Text Statistics — How to Analyze Character, Word, and Sentence Metrics
Basic word count tells you how long your text is. Text statistics tell you how your text is structured. Average sentence length reveals complexity. Average word length indicates vocabulary level. Vocabulary density shows whether you are repeating the same words or using varied language. Character frequency distribution reveals patterns invisible to casual reading.

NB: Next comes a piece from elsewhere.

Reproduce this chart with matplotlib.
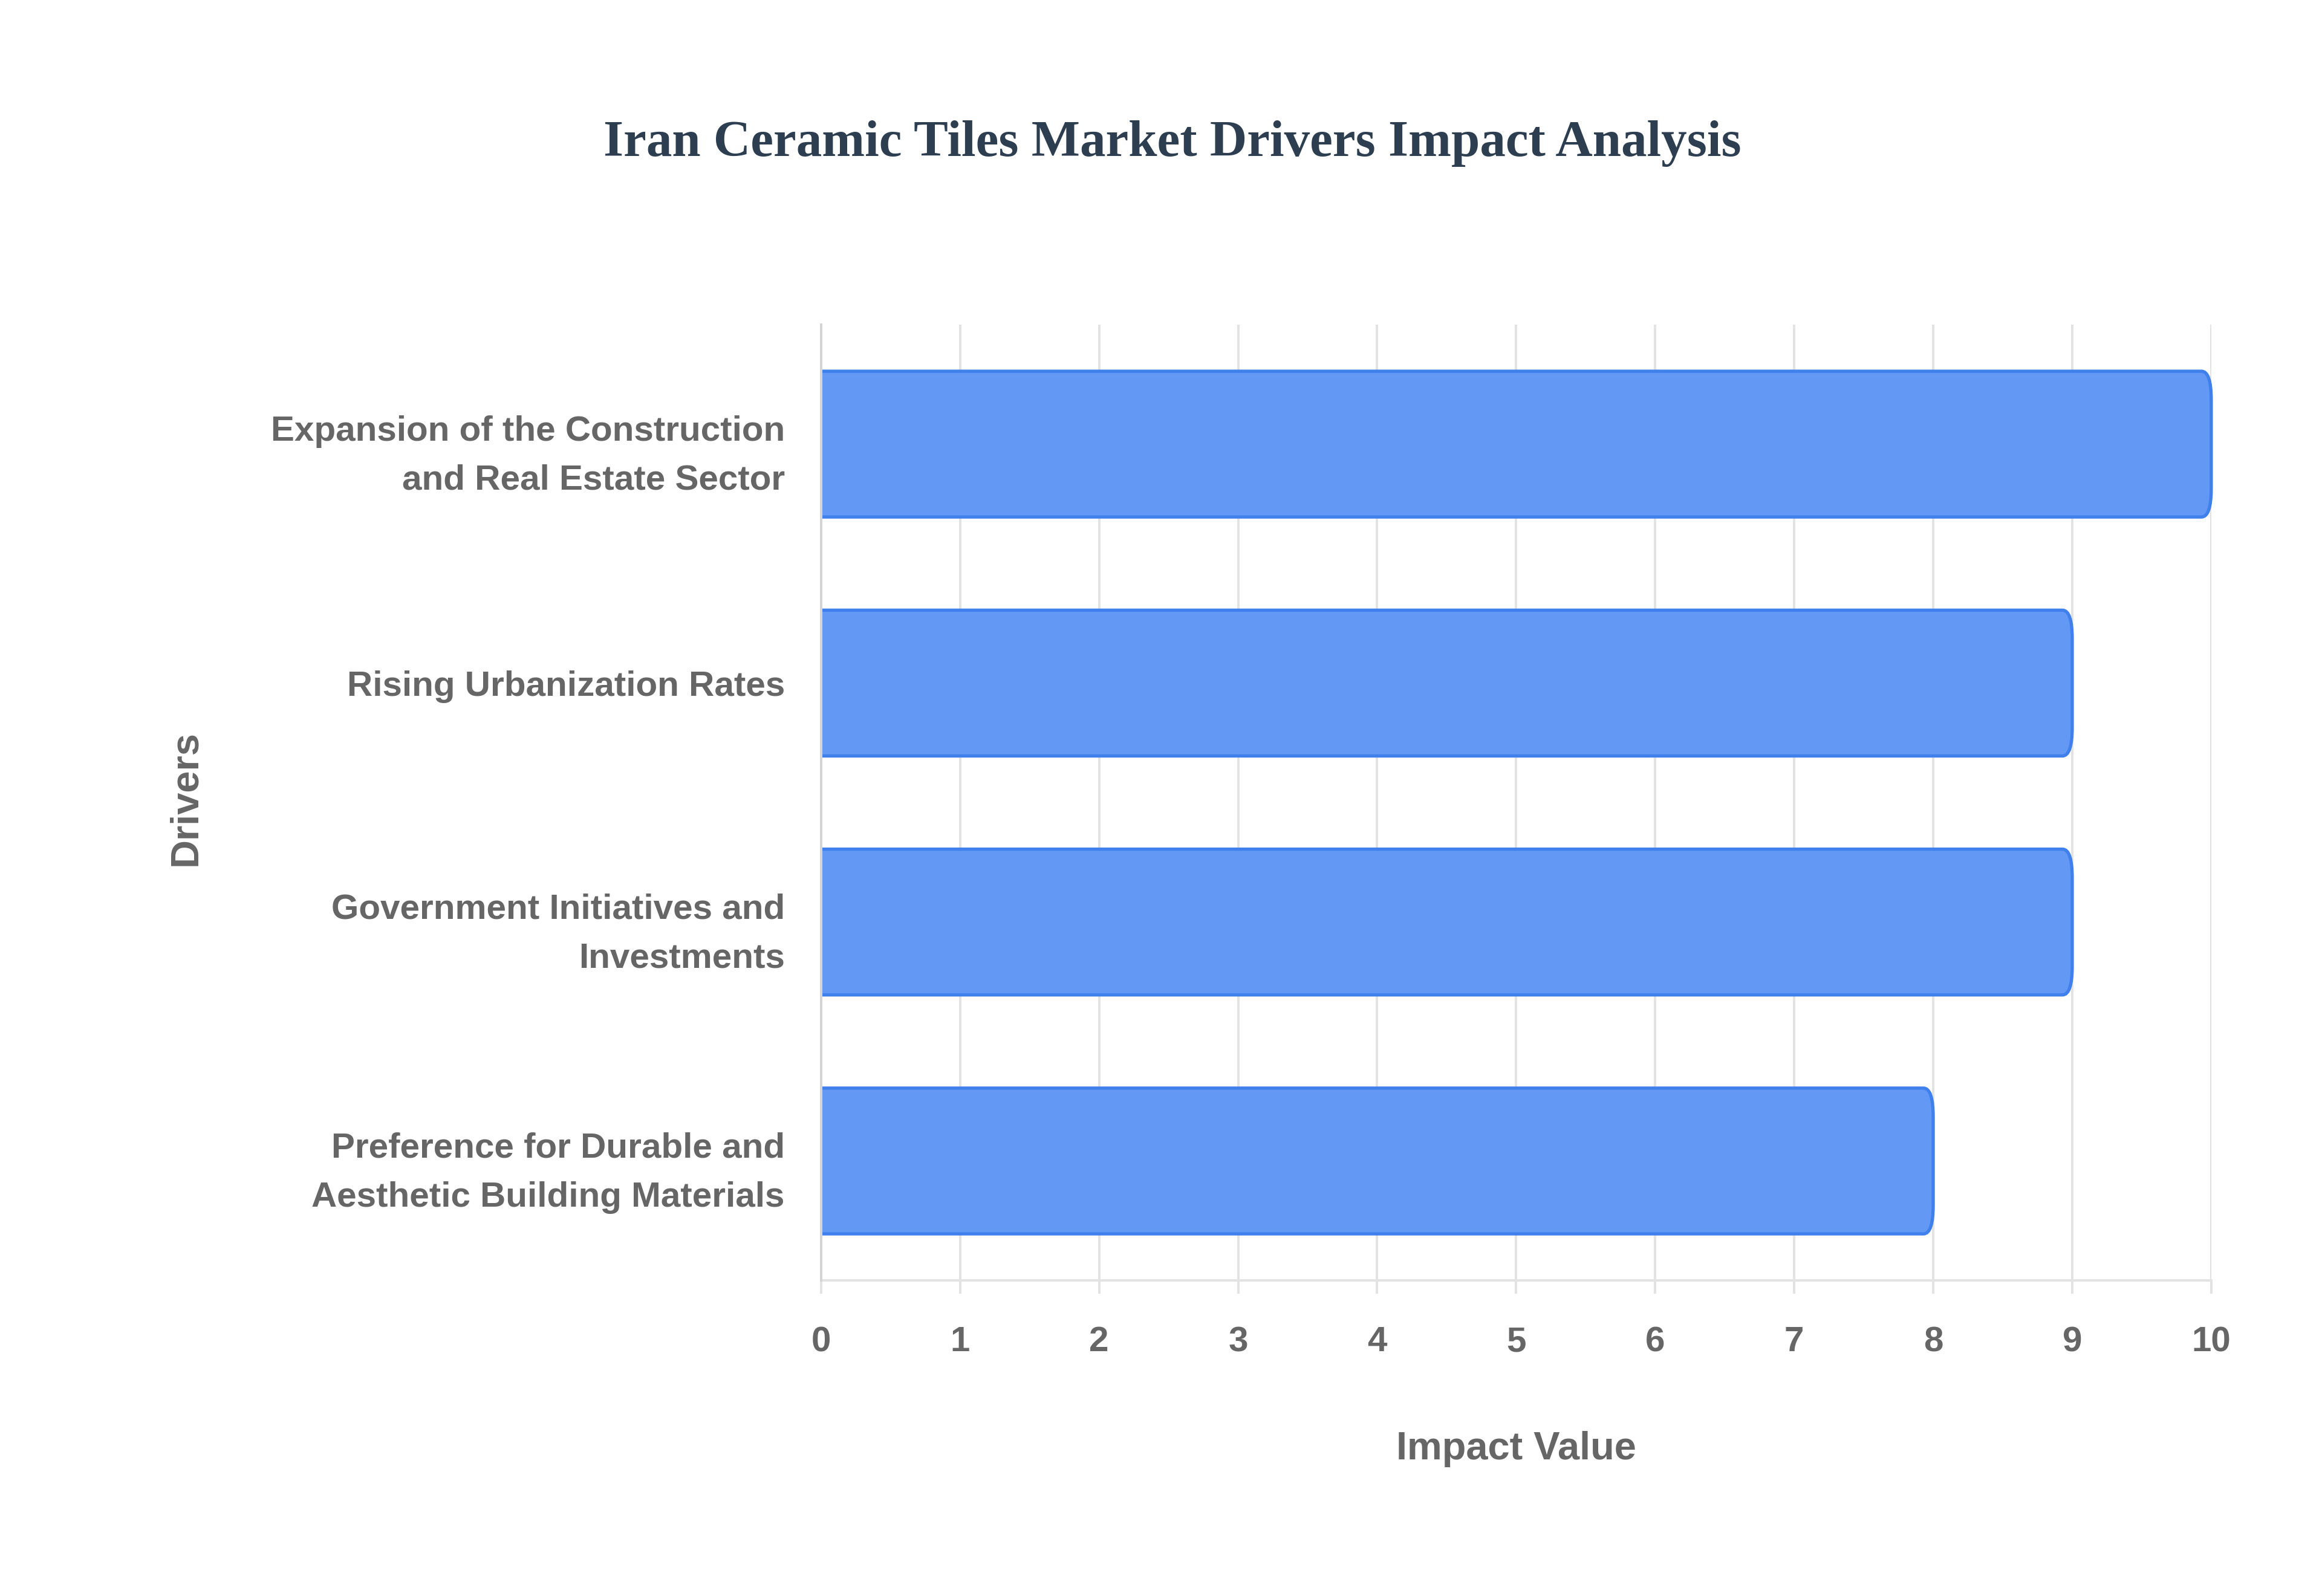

These metrics transform subjective writing assessment into data.
This guide covers what text statistics measure, how to calculate them, how to implement analytics in code, and what the numbers actually mean for your writing.
What Are Text Statistics?
Text statistics are quantitative metrics computed from a body of text: character count (with and without spaces), word count, sentence count, paragraph count, average word length (characters per word), average sentence length (words per sentence), unique word count, vocabulary density (unique words / total words), and character frequency distribution.
You would analyze text statistics when optimizing content for readability, comparing writing styles across documents, checking academic vocabulary requirements, analyzing translation output quality, auditing content consistency across a website, and evaluating AI-generated text for naturalness.
How to Analyze Text with FlipMyCase
- Open the FlipMyCase Text Statistics tool.
- Paste your text.
- See instant metrics: characters, words, sentences, paragraphs, averages, and vocabulary density.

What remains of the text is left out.